Roosevelt Brown

Football Player

Roosevelt Brown, 71, a perennial all-pro tackle for the New York Giants who was inducted into the Pro Football Hall of Fame, died June 9 at his home in Mansfield Township, N.J., of a heart attack.

Mr. Brown, a native of Charlottesville, was selected by the Giants as a 27th-round draft pick out of Morgan State in 1953. He started for 13 straight seasons at offensive left tackle for teams that included such future Hall of Fame players as Frank Gifford, Sam Huff, Andy Robustelli, Y.A. Tittle and Emlen Tunnell. He helped the Giants win the NFL title in 1956 and reach the championship game five other times.

Mr. Brown was small by modern standards, weighing 255 pounds, but was known for his speed and athleticism. He was voted to the all-NFL team for eight consecutive seasons and selected to nine Pro Bowls. In 1956, he was named the league's lineman of the year. He was voted into the Hall of Fame in 1975 and was named to the NFL's 75th anniversary team in 2000. After retiring, he served as the team's assistant offensive line coach and later joined the scouting department.

Egon von Furstenberg

Fashion Designer

Egon von Furstenberg, 57, an aristocrat and eccentric designer known as the "prince of high fashion," died June 11 in a hospital in Rome. The cause of death was not released.

Mr. von Furstenberg, who was born in Switzerland, was descended from a noble German family, and his mother was an Agnelli, the Italian family that controls Fiat. He married the Belgian-born fashion designer Diane von Furstenberg in 1969, but they divorced soon after a son and daughter were born.

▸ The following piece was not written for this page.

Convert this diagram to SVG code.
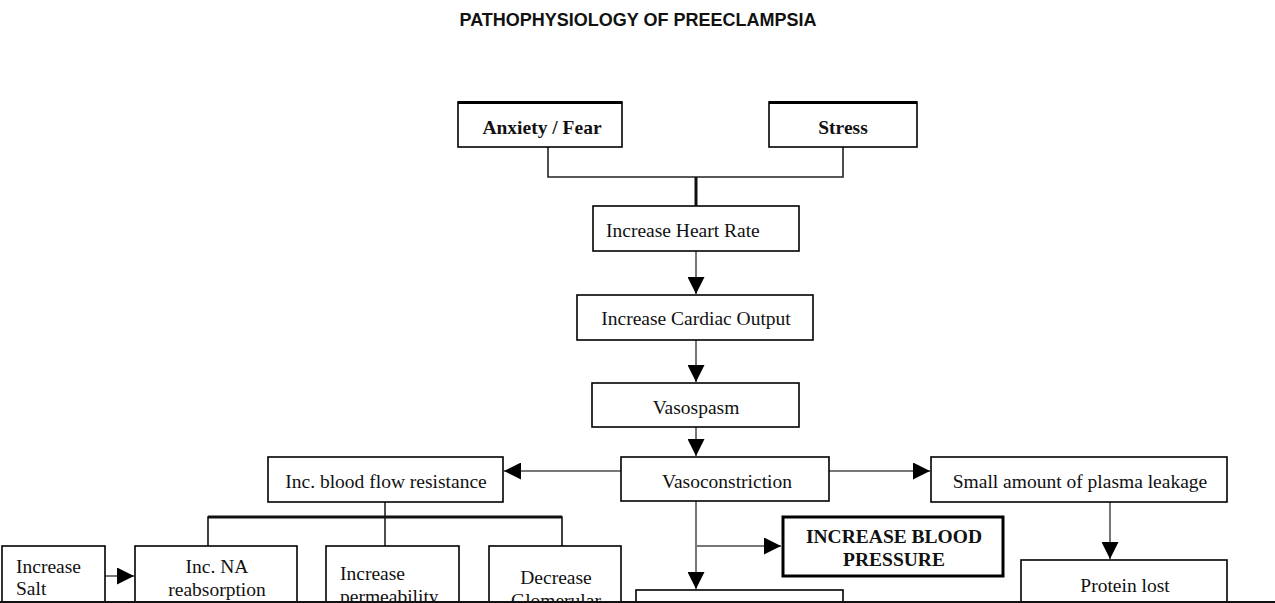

He seemed destined to a career in banking, but he decided to follow his passion in fashion, with some of his friends from high society eventually becoming his clients. His start in the clothing business was much more prosaic, beginning as a buyer for Macy's department store in the early 1970s. Early in his career, he designed clothes for large-size women. In Rome, he lived in a Renaissance palace near the Pantheon.